L’enjeu sera alors de faire évoluer la majorité de pays ambitieux qui pourra voter et signer le traité, le rendant tout à fait viable”, détaille Muriel Papin. Selon une source diplomatique, le Pérou porterait également la possibilité d’envisager un traité des consommateurs de plastique, forçant par ce biais les producteurs à s’adapter. Enfin, si les discussions venaient à échouer une nouvelle fois, “l’engagement de négociations en dehors du Programme des Nations unies pour l’environnement pourrait constituer une autre voie possible pour parvenir à un traité efficace sur les plastiques”, note le réseau international Gaia.

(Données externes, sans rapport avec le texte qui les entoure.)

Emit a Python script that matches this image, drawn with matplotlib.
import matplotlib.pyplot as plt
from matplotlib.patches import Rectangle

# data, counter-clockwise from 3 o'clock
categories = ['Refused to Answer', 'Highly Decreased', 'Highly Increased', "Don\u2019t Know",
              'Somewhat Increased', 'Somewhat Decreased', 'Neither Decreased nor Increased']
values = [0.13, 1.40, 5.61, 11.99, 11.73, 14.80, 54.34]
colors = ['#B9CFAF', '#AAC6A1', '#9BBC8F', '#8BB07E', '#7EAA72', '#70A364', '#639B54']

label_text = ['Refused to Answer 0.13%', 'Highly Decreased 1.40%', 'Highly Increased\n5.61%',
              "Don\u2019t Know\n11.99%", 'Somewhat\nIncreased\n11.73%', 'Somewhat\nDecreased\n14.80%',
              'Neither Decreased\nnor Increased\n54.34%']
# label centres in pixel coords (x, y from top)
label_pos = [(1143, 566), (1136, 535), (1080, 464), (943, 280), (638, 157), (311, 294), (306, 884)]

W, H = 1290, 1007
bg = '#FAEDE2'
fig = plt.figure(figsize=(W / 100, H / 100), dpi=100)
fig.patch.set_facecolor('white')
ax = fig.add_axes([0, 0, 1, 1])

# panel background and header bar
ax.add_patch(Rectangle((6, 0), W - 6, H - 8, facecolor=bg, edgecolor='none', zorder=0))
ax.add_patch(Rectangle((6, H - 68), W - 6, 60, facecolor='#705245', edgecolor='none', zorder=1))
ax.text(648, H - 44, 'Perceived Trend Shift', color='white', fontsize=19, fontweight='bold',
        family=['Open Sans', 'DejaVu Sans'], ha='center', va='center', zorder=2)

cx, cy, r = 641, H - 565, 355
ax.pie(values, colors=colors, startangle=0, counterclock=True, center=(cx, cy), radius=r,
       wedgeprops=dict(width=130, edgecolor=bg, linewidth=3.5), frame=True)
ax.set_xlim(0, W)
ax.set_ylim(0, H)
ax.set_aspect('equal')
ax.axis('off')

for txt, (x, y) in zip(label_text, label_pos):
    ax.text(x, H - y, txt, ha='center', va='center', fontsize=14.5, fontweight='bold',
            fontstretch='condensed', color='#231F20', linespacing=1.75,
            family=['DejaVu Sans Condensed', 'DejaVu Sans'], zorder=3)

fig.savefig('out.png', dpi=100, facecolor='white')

“On progresse dans le bon sens”

La signature du “Nice wake-up call” lors de la Conférence des Nations Unies sur l’Océan le 10 juin dernier laisse néanmoins entrevoir une forte remobilisation des Etats dès cette semaine. A l’initiative de la France, 96 pays se sont engagés en faveur de l’adoption d’un objectif mondial de réduction de la production de polymères et d’une obligation contraignante visant à éliminer les produits plastiques problématiques. “Il ne faut pas s’arrêter à ce chiffre, certains pays n’ont pas signé pour des raisons variées. Au total, il y en a une bonne centaine”, précise Henri Bourgeois-Costa, responsable des affaires publiques de la fondation Tara Océan.

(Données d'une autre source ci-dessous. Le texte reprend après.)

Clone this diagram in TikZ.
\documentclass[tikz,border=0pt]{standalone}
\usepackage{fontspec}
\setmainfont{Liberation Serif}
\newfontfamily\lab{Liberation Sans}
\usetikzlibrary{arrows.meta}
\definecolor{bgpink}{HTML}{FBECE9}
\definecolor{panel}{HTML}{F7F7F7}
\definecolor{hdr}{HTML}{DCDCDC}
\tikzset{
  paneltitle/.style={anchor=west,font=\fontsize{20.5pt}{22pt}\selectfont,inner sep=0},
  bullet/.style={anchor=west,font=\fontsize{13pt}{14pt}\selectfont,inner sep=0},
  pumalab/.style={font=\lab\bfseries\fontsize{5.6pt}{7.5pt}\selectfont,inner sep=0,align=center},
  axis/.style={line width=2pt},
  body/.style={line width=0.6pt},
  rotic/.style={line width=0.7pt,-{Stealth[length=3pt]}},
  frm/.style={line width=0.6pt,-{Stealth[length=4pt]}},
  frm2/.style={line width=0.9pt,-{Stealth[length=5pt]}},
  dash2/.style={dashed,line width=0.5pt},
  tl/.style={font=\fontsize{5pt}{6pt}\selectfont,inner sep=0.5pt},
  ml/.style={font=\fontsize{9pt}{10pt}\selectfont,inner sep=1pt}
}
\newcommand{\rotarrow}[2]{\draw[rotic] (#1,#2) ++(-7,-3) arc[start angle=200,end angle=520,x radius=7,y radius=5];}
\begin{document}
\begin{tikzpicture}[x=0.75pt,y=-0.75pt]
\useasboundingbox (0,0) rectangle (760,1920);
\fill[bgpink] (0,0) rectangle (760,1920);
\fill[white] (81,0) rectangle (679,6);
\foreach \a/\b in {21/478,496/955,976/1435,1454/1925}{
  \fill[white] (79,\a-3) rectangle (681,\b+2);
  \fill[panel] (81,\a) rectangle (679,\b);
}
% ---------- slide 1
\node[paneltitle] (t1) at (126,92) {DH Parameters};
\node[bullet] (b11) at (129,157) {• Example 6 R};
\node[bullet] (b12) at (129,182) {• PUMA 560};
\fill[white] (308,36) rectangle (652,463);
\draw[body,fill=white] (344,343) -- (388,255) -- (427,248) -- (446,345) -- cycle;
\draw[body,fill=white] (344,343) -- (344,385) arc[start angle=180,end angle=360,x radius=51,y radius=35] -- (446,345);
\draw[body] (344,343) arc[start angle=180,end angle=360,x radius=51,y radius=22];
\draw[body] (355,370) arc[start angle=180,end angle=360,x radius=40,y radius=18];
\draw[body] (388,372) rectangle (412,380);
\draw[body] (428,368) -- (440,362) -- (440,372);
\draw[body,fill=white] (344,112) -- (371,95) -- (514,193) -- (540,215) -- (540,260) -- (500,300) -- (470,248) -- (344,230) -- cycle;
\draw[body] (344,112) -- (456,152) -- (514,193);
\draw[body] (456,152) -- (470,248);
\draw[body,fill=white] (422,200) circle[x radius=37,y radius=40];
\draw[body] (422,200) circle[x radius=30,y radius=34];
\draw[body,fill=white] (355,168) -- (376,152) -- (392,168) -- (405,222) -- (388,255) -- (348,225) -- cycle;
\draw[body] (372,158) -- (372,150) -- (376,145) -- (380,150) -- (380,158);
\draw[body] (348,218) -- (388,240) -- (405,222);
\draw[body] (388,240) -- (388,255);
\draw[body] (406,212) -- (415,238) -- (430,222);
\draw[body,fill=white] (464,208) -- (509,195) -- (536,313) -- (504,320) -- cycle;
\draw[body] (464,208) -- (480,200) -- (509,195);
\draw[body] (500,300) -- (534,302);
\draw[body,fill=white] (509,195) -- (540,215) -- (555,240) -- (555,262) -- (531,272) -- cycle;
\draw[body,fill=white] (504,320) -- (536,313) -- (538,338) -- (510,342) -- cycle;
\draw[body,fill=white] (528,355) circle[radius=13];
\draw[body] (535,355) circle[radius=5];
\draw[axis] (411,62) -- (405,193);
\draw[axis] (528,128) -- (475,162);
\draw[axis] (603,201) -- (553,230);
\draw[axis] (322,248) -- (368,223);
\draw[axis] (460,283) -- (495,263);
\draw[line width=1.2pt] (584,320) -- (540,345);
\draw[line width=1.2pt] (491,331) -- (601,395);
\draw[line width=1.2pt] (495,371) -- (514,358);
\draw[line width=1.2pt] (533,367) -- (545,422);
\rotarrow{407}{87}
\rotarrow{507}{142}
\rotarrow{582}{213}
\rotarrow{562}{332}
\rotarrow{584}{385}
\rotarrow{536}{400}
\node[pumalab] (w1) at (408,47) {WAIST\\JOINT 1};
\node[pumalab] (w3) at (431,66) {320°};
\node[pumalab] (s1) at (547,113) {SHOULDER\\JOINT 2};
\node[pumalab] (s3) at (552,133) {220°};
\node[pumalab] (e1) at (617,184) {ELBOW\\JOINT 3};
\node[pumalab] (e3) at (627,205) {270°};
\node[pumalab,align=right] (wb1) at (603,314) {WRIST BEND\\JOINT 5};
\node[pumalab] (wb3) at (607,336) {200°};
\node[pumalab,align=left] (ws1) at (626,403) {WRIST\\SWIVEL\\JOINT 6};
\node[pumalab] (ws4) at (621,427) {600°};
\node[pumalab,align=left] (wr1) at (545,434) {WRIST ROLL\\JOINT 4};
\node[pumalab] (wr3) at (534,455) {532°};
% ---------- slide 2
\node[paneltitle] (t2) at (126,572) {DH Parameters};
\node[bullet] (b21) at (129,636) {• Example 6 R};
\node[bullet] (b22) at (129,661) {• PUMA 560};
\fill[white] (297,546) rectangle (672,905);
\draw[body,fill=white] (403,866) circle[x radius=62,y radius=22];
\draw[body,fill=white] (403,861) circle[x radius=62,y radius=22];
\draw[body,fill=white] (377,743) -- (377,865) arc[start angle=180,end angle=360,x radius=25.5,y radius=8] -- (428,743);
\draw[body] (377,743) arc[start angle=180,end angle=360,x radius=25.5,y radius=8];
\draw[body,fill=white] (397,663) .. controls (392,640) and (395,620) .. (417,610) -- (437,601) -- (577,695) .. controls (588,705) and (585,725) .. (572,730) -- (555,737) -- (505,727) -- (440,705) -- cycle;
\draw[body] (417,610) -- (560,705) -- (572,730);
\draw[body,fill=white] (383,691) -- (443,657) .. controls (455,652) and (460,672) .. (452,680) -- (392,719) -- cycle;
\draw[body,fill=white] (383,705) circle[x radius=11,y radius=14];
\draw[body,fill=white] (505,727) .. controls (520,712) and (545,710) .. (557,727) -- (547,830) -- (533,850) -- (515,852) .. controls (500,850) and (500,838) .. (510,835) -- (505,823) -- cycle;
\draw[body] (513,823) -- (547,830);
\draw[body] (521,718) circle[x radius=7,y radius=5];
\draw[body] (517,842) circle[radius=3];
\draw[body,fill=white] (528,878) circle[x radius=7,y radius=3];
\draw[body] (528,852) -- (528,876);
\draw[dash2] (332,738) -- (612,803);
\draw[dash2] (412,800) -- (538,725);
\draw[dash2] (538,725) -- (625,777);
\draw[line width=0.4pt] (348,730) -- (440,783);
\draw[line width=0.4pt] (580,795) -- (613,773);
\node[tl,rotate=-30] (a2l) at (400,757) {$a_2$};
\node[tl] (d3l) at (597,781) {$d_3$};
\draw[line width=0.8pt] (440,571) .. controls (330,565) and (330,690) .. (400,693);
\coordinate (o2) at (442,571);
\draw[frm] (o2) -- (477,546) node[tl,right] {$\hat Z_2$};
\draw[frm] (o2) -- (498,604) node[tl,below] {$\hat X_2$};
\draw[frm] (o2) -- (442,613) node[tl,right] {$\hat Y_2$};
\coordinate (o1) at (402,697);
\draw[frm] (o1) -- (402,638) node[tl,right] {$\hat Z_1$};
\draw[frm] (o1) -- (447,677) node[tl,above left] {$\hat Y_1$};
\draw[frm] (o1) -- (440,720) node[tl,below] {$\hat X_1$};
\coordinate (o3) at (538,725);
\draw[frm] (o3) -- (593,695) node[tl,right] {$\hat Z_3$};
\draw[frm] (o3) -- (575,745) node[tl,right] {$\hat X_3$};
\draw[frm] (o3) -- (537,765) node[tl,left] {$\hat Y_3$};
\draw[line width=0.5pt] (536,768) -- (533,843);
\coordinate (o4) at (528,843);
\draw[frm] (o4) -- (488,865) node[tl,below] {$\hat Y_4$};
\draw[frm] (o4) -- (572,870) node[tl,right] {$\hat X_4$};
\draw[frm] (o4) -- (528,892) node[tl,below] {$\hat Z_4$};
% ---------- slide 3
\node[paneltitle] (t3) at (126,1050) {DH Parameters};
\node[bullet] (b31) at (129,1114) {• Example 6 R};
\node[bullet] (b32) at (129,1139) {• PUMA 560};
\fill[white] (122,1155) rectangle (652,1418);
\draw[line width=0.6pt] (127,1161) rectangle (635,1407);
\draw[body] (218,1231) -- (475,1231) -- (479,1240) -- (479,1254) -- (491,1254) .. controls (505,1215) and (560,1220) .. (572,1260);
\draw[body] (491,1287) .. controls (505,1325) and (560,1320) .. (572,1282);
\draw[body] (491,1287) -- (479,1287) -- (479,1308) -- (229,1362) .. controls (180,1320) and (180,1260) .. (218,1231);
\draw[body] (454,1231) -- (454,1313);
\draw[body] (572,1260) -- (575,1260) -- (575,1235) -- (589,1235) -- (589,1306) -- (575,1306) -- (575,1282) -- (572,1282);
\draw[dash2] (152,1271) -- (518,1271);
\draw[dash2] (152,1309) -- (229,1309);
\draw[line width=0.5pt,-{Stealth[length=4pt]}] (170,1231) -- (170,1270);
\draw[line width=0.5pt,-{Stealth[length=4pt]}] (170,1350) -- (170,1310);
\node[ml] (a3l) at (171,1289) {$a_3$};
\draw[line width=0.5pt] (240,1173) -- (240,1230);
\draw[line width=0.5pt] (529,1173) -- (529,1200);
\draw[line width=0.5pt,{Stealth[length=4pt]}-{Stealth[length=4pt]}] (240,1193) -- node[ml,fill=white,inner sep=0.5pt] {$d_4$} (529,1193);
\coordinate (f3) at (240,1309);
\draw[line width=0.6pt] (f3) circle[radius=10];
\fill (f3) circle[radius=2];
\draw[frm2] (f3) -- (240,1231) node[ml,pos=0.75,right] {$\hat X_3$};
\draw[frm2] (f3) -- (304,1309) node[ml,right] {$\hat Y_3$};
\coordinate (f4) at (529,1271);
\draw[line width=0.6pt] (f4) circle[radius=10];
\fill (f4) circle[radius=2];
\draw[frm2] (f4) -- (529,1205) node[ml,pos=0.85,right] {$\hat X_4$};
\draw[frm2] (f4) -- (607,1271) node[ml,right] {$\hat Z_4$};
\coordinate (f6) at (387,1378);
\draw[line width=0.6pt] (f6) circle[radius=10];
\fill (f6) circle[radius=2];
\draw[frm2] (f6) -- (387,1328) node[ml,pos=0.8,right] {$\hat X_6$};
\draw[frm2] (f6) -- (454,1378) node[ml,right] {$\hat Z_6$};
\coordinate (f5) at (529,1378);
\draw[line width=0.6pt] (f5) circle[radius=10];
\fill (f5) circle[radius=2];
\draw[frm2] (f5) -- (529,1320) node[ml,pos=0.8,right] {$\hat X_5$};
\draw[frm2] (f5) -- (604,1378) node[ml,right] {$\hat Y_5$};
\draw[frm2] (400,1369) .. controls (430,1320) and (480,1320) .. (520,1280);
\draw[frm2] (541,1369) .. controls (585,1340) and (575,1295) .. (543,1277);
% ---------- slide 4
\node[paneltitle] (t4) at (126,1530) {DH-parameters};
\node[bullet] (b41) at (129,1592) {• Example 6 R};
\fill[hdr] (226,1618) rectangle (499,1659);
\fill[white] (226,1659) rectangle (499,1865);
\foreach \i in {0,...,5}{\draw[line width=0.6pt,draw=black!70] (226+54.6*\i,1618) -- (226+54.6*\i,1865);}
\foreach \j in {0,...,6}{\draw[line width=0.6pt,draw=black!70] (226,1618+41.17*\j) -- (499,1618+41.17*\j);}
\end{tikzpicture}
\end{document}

Soit autant que le nombre d’Etats ayant apporté leur soutien au “non paper” qui servira de base aux négociations de Genève. “A chaque cran que l’on passe on sent une évolution positive, on progresse dans le bon sens”, insiste-t-il. En parallèle, plus de soixante scientifiques ont lancé un appel aux gouvernements afin qu’ils s’accordent sur un texte “fondé sur la science et la justice”. “Nous avons vu les preuves s’accumuler pendant des décennies, rappelle Steve Fletcher, directeur du Revolution Plastics Institute et signataire de la lettre ouverte. Ce traité permettra de déterminer si le monde est prêt à réglementer les plastiques d’une manière qui reflète l’ampleur et l’urgence de la crise”.